Pemerintah mencari cara mendongkrak pertumbuhan ekspor
nonmigas Aceh. Pelabuhan Krueng Geukueh mendapat suntikan dana Rp 1,2
triliun. Mengapa Kepala Dinas Perdagangan Aceh menuding Pelindo tak
becus mengurus pelabuhan?
_____________________________________
Sulistyawati mendapat tugas khusus. Kepala Sub Direktorat Kerja Sama
Antar Lembaga Pengembangan Ekspor Kementerian Perdagangan ini diminta
menginventarisasi kendala-kendala nilai ekspor nonmigas di Aceh selama
ini.
Senin pekan lalu, Sulistyawati langsung terbang ke Banda Aceh.

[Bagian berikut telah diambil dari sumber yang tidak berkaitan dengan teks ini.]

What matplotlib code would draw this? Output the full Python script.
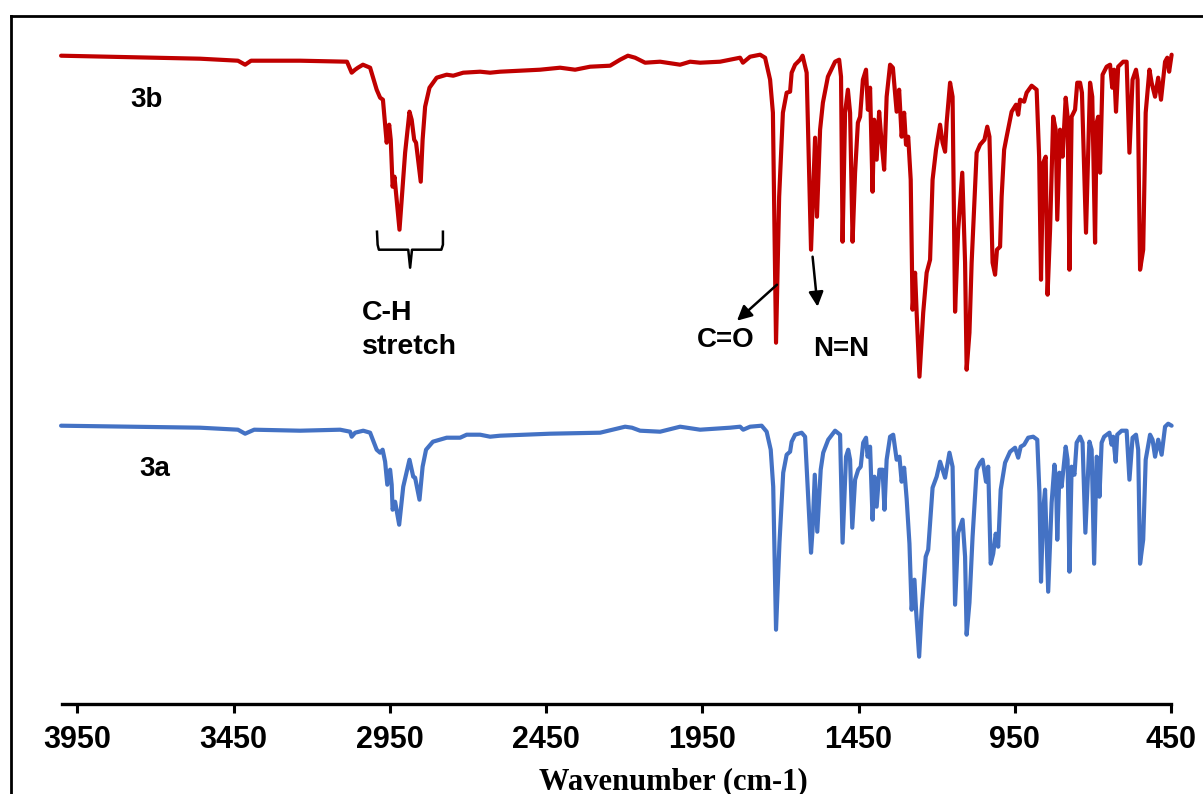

Dia
mengundang pemerintah daerah dan para pengusaha ekspor impor dalam
sebuah seminar di Hotel Hermes Palace. “Ini kami lakukan agar semua
kendala terserap secara komprehensif,” ujar Sulistiyawati.

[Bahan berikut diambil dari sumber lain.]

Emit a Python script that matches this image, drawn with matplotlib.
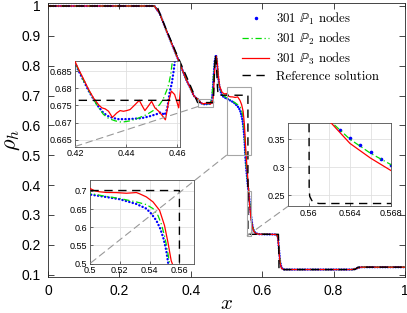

Turut hadir Utomo Kayo dari Kementerian Perdagangan dan Ketua Komite
Tetap SDM dan UMKM Kadin Indonesia Alizaldi. “Tujuannya satu, mencari
cara agar iklim ekspor Aceh menjadi bergairah. Salah satunya
memberdayakan usahawan di Aceh,” ujar Sulistiyawaati.
Tiga hari sebelumnya, pertemuan serupa digagas Dinas Perindustrian dan
Perdagangan Aceh di Hotel Sultan Banda Aceh. Dinas Perindustrian
menginginkan optimalisasi Pelabuhan Krueng Geukueh di Aceh Utara.

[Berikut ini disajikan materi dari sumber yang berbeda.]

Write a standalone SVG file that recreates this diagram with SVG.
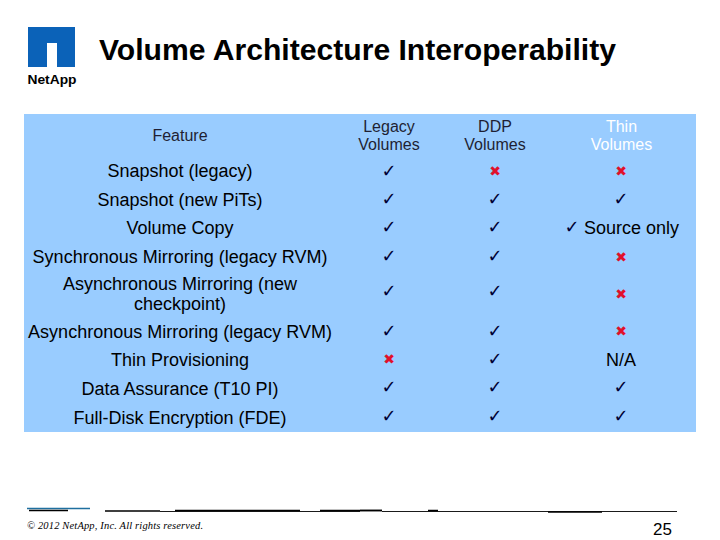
<svg xmlns="http://www.w3.org/2000/svg" width="720" height="540" viewBox="0 0 720 540">
<style>
text{font-family:"Liberation Sans",Arial,sans-serif;fill:#000}
.t{font-size:18px;text-anchor:middle}
.h{font-size:16px;text-anchor:middle;fill:#1f1f33}
.c{font-family:"DejaVu Sans",sans-serif;font-size:18px;text-anchor:middle;fill:#000033}
.x{font-family:"DejaVu Sans",sans-serif;font-size:14px;text-anchor:middle;fill:#e0102a}
</style>
<rect width="720" height="540" fill="#fff"/>
<g id="logo">
<path d="M28 27H75V67H57V43H47V67H28Z" fill="#0b62b8"/>
<text x="27.500" y="84" font-size="12.500" font-weight="bold" textLength="49" lengthAdjust="spacingAndGlyphs">NetApp</text>
</g>
<text id="title" x="99" y="60" font-size="30" font-weight="bold" textLength="517" lengthAdjust="spacingAndGlyphs">Volume Architecture Interoperability</text>
<g id="table">
<rect x="24" y="114" width="672" height="318" fill="#99ccff"/>
<text class="h" x="180" y="141">Feature</text>
<text class="h" x="389" y="132">Legacy</text><text class="h" x="389" y="150">Volumes</text>
<text class="h" x="495" y="132">DDP</text><text class="h" x="495" y="150">Volumes</text>
<text class="h" x="621.500" y="132" style="fill:#fff">Thin</text><text class="h" x="621.500" y="150" style="fill:#fff">Volumes</text>

<text class="t" x="180" y="177">Snapshot (legacy)</text>
<text class="c" x="389" y="177">✓</text><text class="x" x="495" y="176">✖</text><text class="x" x="621" y="176">✖</text>

<text class="t" x="180" y="206">Snapshot (new PiTs)</text>
<text class="c" x="389" y="205">✓</text><text class="c" x="495" y="205">✓</text><text class="c" x="621" y="205">✓</text>

<text class="t" x="180" y="234">Volume Copy</text>
<text class="c" x="389" y="233">✓</text><text class="c" x="495" y="233">✓</text><text class="c" x="572" y="233">✓</text><text x="584" y="234" font-size="18">Source only</text>

<text class="t" x="180" y="263">Synchronous Mirroring (legacy RVM)</text>
<text class="c" x="389" y="262">✓</text><text class="c" x="495" y="262">✓</text><text class="x" x="621" y="262">✖</text>

<text class="t" x="180" y="290">Asynchronous Mirroring (new</text>
<text class="t" x="180" y="310">checkpoint)</text>
<text class="c" x="389" y="297">✓</text><text class="c" x="495" y="297">✓</text><text class="x" x="621" y="299">✖</text>

<text class="t" x="180" y="338">Asynchronous Mirroring (legacy RVM)</text>
<text class="c" x="389" y="337">✓</text><text class="c" x="495" y="337">✓</text><text class="x" x="621" y="336">✖</text>

<text class="t" x="180" y="366">Thin Provisioning</text>
<text class="x" x="389" y="364">✖</text><text class="c" x="495" y="365">✓</text><text x="621" y="366" font-size="18" text-anchor="middle">N/A</text>

<text class="t" x="180" y="395">Data Assurance (T10 PI)</text>
<text class="c" x="389" y="393">✓</text><text class="c" x="495" y="393">✓</text><text class="c" x="621" y="393">✓</text>

<text class="t" x="180" y="424">Full-Disk Encryption (FDE)</text>
<text class="c" x="389" y="422">✓</text><text class="c" x="495" y="422">✓</text><text class="c" x="621" y="422">✓</text>
</g>
<g id="footer">
<path d="M27 508.500H90" stroke="#1f6f9f" stroke-width="1.500"/>
<path d="M29 510.500H68M105 511H160M175 510.500H300M320 510.500H382" stroke="#000" stroke-width="1.500"/>
<path d="M360 510.500H382M428 510.500H438M548 512H602" stroke="#000" stroke-width="1.500"/>
<path d="M160 511.500H360M382 511.500H677" stroke="#000" stroke-width="0.900"/>
<text x="27" y="529" font-size="10.500" font-style="italic" style="font-family:'Liberation Serif',serif" textLength="176" lengthAdjust="spacing">© 2012 NetApp, Inc. All rights reserved.</text>
<text x="653" y="535" font-size="17">25</text>
</g>
</svg>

Pertumbuhan ekspor nonmigas Aceh sebetulnya cukup membaik. Badan Pusat
Statistik (BPS) Aceh mencatat, total ekspor nonmigas Aceh pada Januari
hingga April, tembus USD 64.135.148. Angka ini meningkat 536,79 persen
dibandingkan periode sama tahun lalu, yakni USD 10.046.670.
Namun, rasio ekspor nonmigas berbanding jauh dengan total ekspor minyak
dan gas (migas) Aceh yang mencapai USD 501.711.678 atau 97,96 persen
dari seluruh ekspor Aceh sepanjang Januari hingga April 2012. Walaupun
begitu, kontribusi migas Aceh cenderung menurun seiring berkurangnya
cadangan emas hitam di perut bumi.
Penurunan nilai ekspor bukan hanya dialami Aceh. Secara nasional, total
ekspor Indonesia pada Mei 2012 mengalami penurunan 8,55 persen
dibanding tahun lalu. BPS mencatat, penurunan disebabkan melorotnya
ekspor nonmigas 7,72 persen dan migas 11,41 persen.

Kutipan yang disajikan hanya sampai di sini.